▶ [PROVIDED DATA]:

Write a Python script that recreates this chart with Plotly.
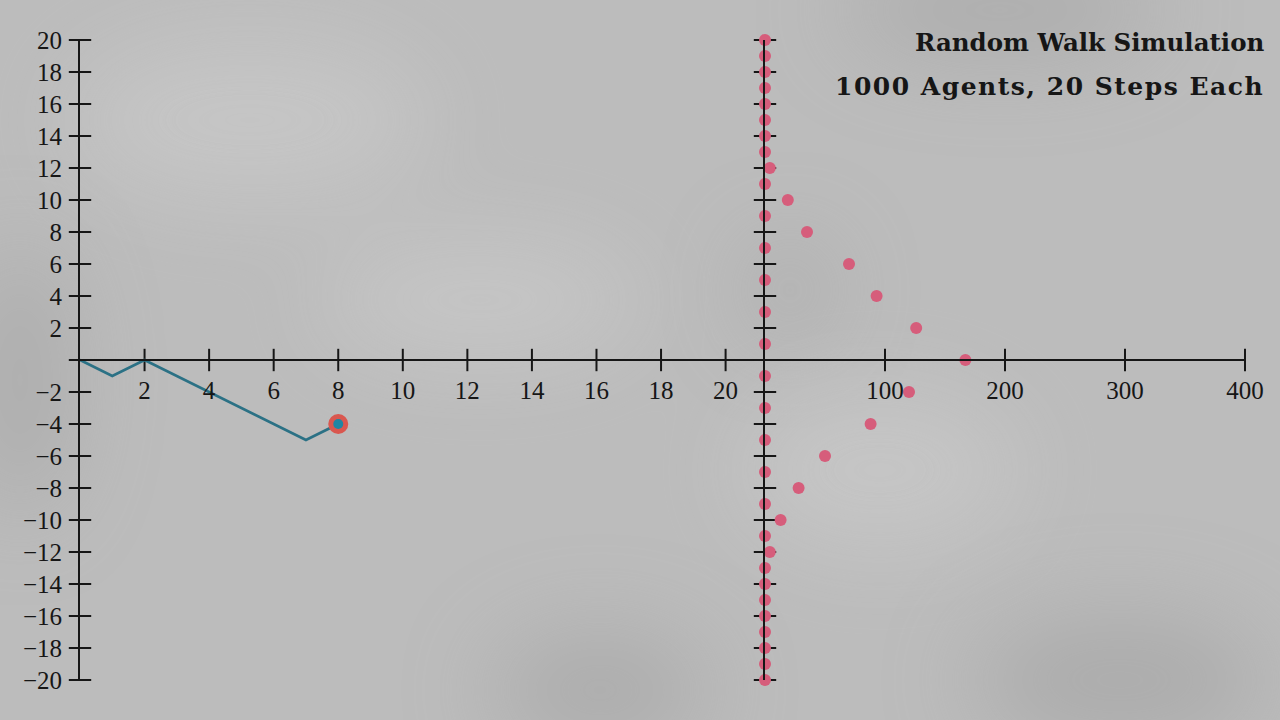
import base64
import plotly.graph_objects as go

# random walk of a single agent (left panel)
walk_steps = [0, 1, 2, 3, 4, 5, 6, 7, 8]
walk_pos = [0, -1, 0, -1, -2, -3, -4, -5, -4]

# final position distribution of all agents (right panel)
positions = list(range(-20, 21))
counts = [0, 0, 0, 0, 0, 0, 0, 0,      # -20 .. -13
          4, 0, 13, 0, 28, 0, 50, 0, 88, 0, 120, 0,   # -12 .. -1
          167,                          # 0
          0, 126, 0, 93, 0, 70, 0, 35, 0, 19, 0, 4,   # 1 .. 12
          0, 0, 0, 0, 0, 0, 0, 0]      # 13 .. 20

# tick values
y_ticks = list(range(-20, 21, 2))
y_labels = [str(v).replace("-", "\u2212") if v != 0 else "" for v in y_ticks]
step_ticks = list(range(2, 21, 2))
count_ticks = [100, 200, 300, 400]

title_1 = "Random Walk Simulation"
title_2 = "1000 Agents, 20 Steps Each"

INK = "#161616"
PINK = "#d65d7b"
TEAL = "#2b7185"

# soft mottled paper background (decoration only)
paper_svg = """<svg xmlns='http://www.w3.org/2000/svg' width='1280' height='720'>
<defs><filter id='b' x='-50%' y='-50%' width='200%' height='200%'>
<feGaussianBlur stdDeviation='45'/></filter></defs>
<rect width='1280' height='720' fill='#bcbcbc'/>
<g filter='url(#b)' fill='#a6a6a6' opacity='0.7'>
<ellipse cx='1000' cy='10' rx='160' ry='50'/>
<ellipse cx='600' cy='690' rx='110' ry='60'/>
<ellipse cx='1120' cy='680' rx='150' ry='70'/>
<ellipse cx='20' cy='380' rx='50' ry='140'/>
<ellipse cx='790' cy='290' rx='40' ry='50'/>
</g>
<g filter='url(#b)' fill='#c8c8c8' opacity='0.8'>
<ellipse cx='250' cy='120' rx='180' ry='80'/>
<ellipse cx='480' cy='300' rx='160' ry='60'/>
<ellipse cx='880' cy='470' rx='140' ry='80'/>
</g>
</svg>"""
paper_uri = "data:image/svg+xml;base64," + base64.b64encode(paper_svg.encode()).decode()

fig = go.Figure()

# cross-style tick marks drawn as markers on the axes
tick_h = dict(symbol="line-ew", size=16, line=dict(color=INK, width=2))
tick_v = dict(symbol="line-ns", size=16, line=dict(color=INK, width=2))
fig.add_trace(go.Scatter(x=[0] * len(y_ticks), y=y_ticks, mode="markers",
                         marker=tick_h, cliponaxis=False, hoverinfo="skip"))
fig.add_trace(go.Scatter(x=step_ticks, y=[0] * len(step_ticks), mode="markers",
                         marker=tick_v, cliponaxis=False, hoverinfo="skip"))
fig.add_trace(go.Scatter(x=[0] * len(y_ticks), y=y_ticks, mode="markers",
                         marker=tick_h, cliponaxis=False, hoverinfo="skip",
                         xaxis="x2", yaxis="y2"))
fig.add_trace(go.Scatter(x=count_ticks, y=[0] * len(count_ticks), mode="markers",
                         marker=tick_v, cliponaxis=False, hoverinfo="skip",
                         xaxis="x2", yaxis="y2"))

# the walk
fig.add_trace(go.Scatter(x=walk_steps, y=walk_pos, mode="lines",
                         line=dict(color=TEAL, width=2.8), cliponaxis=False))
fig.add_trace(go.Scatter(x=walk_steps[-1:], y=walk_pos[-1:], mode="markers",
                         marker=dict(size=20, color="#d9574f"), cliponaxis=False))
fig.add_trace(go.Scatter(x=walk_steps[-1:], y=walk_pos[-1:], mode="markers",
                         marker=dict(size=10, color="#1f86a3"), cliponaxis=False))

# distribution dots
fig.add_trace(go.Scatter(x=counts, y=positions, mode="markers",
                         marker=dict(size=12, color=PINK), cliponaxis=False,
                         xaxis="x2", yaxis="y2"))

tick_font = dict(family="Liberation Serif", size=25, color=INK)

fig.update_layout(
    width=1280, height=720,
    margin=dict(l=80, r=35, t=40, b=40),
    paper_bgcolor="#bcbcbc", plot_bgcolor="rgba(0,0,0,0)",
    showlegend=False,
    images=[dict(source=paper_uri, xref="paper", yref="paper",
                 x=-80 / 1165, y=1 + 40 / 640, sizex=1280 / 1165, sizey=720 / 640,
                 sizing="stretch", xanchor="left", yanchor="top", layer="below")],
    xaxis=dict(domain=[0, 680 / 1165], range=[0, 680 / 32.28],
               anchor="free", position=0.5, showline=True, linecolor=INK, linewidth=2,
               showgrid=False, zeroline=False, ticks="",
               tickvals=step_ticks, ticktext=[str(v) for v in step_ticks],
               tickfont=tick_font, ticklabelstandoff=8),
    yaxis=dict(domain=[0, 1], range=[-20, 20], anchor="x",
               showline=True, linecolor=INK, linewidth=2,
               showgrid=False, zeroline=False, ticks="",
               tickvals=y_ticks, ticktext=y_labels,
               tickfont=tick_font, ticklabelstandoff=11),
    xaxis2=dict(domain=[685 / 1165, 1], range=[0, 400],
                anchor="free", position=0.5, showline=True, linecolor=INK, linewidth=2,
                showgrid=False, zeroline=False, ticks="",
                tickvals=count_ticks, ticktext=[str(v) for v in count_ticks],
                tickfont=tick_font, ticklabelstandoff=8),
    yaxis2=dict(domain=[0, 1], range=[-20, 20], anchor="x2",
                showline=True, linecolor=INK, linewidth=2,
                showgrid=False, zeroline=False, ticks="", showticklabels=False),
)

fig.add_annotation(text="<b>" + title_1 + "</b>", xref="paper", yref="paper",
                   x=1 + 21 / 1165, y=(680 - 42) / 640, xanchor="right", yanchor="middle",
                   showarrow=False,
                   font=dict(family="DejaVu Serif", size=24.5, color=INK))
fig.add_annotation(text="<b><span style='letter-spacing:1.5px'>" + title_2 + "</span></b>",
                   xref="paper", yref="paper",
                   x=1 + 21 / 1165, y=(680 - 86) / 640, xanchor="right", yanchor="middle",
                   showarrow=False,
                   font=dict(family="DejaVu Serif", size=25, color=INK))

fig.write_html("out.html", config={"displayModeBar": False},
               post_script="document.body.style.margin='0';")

▶ [AIM OF THE EXERCISE]: Without the pictures, please reproduce each line of the listing above exactly, from the first one through the line bearing "fig = go.Figure()".

▶ [COMPLETED TASK]:
Write a Python script that recreates this chart with Plotly.
import base64
import plotly.graph_objects as go

# random walk of a single agent (left panel)
walk_steps = [0, 1, 2, 3, 4, 5, 6, 7, 8]
walk_pos = [0, -1, 0, -1, -2, -3, -4, -5, -4]

# final position distribution of all agents (right panel)
positions = list(range(-20, 21))
counts = [0, 0, 0, 0, 0, 0, 0, 0,      # -20 .. -13
          4, 0, 13, 0, 28, 0, 50, 0, 88, 0, 120, 0,   # -12 .. -1
          167,                          # 0
          0, 126, 0, 93, 0, 70, 0, 35, 0, 19, 0, 4,   # 1 .. 12
          0, 0, 0, 0, 0, 0, 0, 0]      # 13 .. 20

# tick values
y_ticks = list(range(-20, 21, 2))
y_labels = [str(v).replace("-", "\u2212") if v != 0 else "" for v in y_ticks]
step_ticks = list(range(2, 21, 2))
count_ticks = [100, 200, 300, 400]

title_1 = "Random Walk Simulation"
title_2 = "1000 Agents, 20 Steps Each"

INK = "#161616"
PINK = "#d65d7b"
TEAL = "#2b7185"

# soft mottled paper background (decoration only)
paper_svg = """<svg xmlns='http://www.w3.org/2000/svg' width='1280' height='720'>
<defs><filter id='b' x='-50%' y='-50%' width='200%' height='200%'>
<feGaussianBlur stdDeviation='45'/></filter></defs>
<rect width='1280' height='720' fill='#bcbcbc'/>
<g filter='url(#b)' fill='#a6a6a6' opacity='0.7'>
<ellipse cx='1000' cy='10' rx='160' ry='50'/>
<ellipse cx='600' cy='690' rx='110' ry='60'/>
<ellipse cx='1120' cy='680' rx='150' ry='70'/>
<ellipse cx='20' cy='380' rx='50' ry='140'/>
<ellipse cx='790' cy='290' rx='40' ry='50'/>
</g>
<g filter='url(#b)' fill='#c8c8c8' opacity='0.8'>
<ellipse cx='250' cy='120' rx='180' ry='80'/>
<ellipse cx='480' cy='300' rx='160' ry='60'/>
<ellipse cx='880' cy='470' rx='140' ry='80'/>
</g>
</svg>"""
paper_uri = "data:image/svg+xml;base64," + base64.b64encode(paper_svg.encode()).decode()

fig = go.Figure()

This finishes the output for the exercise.